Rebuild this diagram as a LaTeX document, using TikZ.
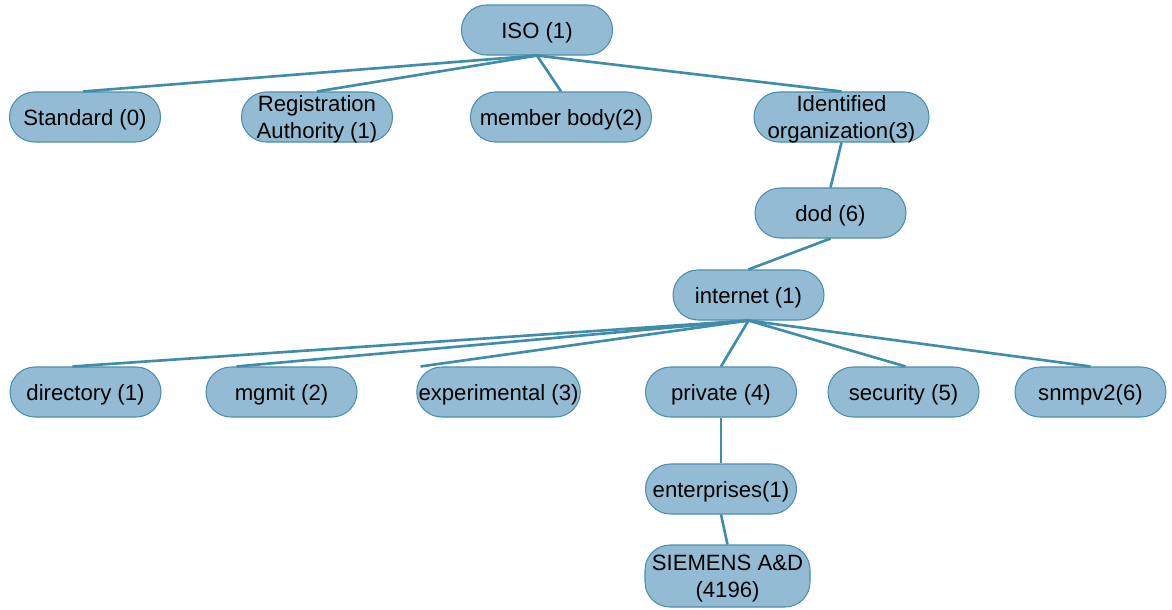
\documentclass[tikz,border=0pt]{standalone}
\usepackage{fontspec}
\setmainfont{Liberation Sans}
\definecolor{oidfill}{HTML}{93BCD4}
\definecolor{oiddraw}{HTML}{4A8EAF}
\definecolor{oidline}{HTML}{3F8CAB}
\tikzset{
    oidbase/.style={draw=oiddraw, fill=oidfill, line width=0.6pt, rounded corners=0.5cm,
        minimum width=3.02cm, minimum height=1cm, inner xsep=1pt, inner ysep=2pt,
        align=center, font=\fontsize{12.6}{15.3}\selectfont},
    oidbox/.style={oidbase, text height=12.5pt},
    oidtwo/.style={oidbase, inner ysep=0pt, text depth=0pt},
    oidedge/.style={draw=oidline, line width=1.5pt}
}
\begin{document}
\begin{tikzpicture}
    \useasboundingbox (0,0) rectangle (23.44,-12.18);
    % top level
    \node[oidbox] (iso) at (10.74,-0.60) {ISO (1)};
    \node[oidbox] (std) at (1.70,-2.34) {Standard (0)};
    \node[oidtwo] (reg) at (6.34,-2.34) {Registration\\Authority (1)};
    \node[oidbox, minimum width=3.62cm] (mem) at (11.22,-2.34) {member body(2)};
    \node[oidtwo, minimum width=3.5cm] (idf) at (16.83,-2.34) {Identified\\organization(3)};
    \node[oidbox] (dod) at (16.61,-4.26) {dod (6)};
    \node[oidbox] (inet) at (14.97,-5.90) {internet (1)};
    % internet subtree
    \node[oidbox] (dir) at (1.71,-7.84) {directory (1)};
    \node[oidbox] (mgm) at (5.63,-7.84) {mgmit (2)};
    \node[oidbox, minimum width=3.26cm] (exp) at (9.97,-7.84) {experimental (3)};
    \node[oidbox] (prv) at (14.42,-7.84) {private (4)};
    \node[oidbox] (sec) at (18.07,-7.84) {security (5)};
    \node[oidbox] (snm) at (21.81,-7.84) {snmpv2(6)};
    \node[oidbox] (ent) at (14.42,-9.78) {enterprises(1)};
    \node[oidtwo, minimum width=3.3cm, minimum height=1.24cm] (sie) at (14.55,-11.52) {SIEMENS A\&D\\(4196)};
    % connectors
    \foreach \c/\dx in {std/-0.04, reg/0, mem/0, idf/0} {
        \draw[oidedge] (iso.south) -- ([xshift=\dx cm]\c.north);
    }
    \foreach \c/\dx in {dir/-0.26, mgm/-0.90, exp/-1.56, prv/0, sec/0.04, snm/0} {
        \draw[oidedge] (inet.south) -- ([xshift=\dx cm]\c.north);
    }
    \draw[oidedge] (idf.south) -- (dod.north);
    \draw[oidedge] (dod.south) -- (inet.north);
    \draw[oidedge] (prv.south) -- (ent.north);
    \draw[oidedge] (ent.south) -- (sie.north);
\end{tikzpicture}
\end{document}
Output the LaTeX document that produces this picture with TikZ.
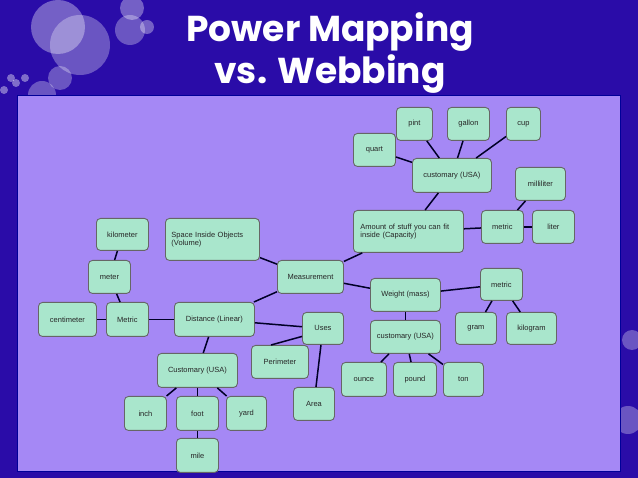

----------

- Problem requirements -
Copy every record above exactly as written, but leave out the pictures.

- The completed task -
Rebuild this diagram as a LaTeX document, using TikZ.
\documentclass[tikz,border=0pt]{standalone}
\usepackage{fontspec}
\setmainfont{Liberation Sans}
\definecolor{oidfill}{HTML}{93BCD4}
\definecolor{oiddraw}{HTML}{4A8EAF}
\definecolor{oidline}{HTML}{3F8CAB}
\tikzset{
    oidbase/.style={draw=oiddraw, fill=oidfill, line width=0.6pt, rounded corners=0.5cm,
        minimum width=3.02cm, minimum height=1cm, inner xsep=1pt, inner ysep=2pt,
        align=center, font=\fontsize{12.6}{15.3}\selectfont},
    oidbox/.style={oidbase, text height=12.5pt},
    oidtwo/.style={oidbase, inner ysep=0pt, text depth=0pt},
    oidedge/.style={draw=oidline, line width=1.5pt}
}
\begin{document}
\begin{tikzpicture}
    \useasboundingbox (0,0) rectangle (23.44,-12.18);
    % top level
    \node[oidbox] (iso) at (10.74,-0.60) {ISO (1)};
    \node[oidbox] (std) at (1.70,-2.34) {Standard (0)};
    \node[oidtwo] (reg) at (6.34,-2.34) {Registration\\Authority (1)};
    \node[oidbox, minimum width=3.62cm] (mem) at (11.22,-2.34) {member body(2)};
    \node[oidtwo, minimum width=3.5cm] (idf) at (16.83,-2.34) {Identified\\organization(3)};
    \node[oidbox] (dod) at (16.61,-4.26) {dod (6)};
    \node[oidbox] (inet) at (14.97,-5.90) {internet (1)};
    % internet subtree
    \node[oidbox] (dir) at (1.71,-7.84) {directory (1)};
    \node[oidbox] (mgm) at (5.63,-7.84) {mgmit (2)};
    \node[oidbox, minimum width=3.26cm] (exp) at (9.97,-7.84) {experimental (3)};
    \node[oidbox] (prv) at (14.42,-7.84) {private (4)};
    \node[oidbox] (sec) at (18.07,-7.84) {security (5)};
    \node[oidbox] (snm) at (21.81,-7.84) {snmpv2(6)};
    \node[oidbox] (ent) at (14.42,-9.78) {enterprises(1)};
    \node[oidtwo, minimum width=3.3cm, minimum height=1.24cm] (sie) at (14.55,-11.52) {SIEMENS A\&D\\(4196)};
    % connectors
    \foreach \c/\dx in {std/-0.04, reg/0, mem/0, idf/0} {
        \draw[oidedge] (iso.south) -- ([xshift=\dx cm]\c.north);
    }
    \foreach \c/\dx in {dir/-0.26, mgm/-0.90, exp/-1.56, prv/0, sec/0.04, snm/0} {
        \draw[oidedge] (inet.south) -- ([xshift=\dx cm]\c.north);
    }
    \draw[oidedge] (idf.south) -- (dod.north);
    \draw[oidedge] (dod.south) -- (inet.north);
    \draw[oidedge] (prv.south) -- (ent.north);
    \draw[oidedge] (ent.south) -- (sie.north);
\end{tikzpicture}
\end{document}
Output the LaTeX document that produces this picture with TikZ.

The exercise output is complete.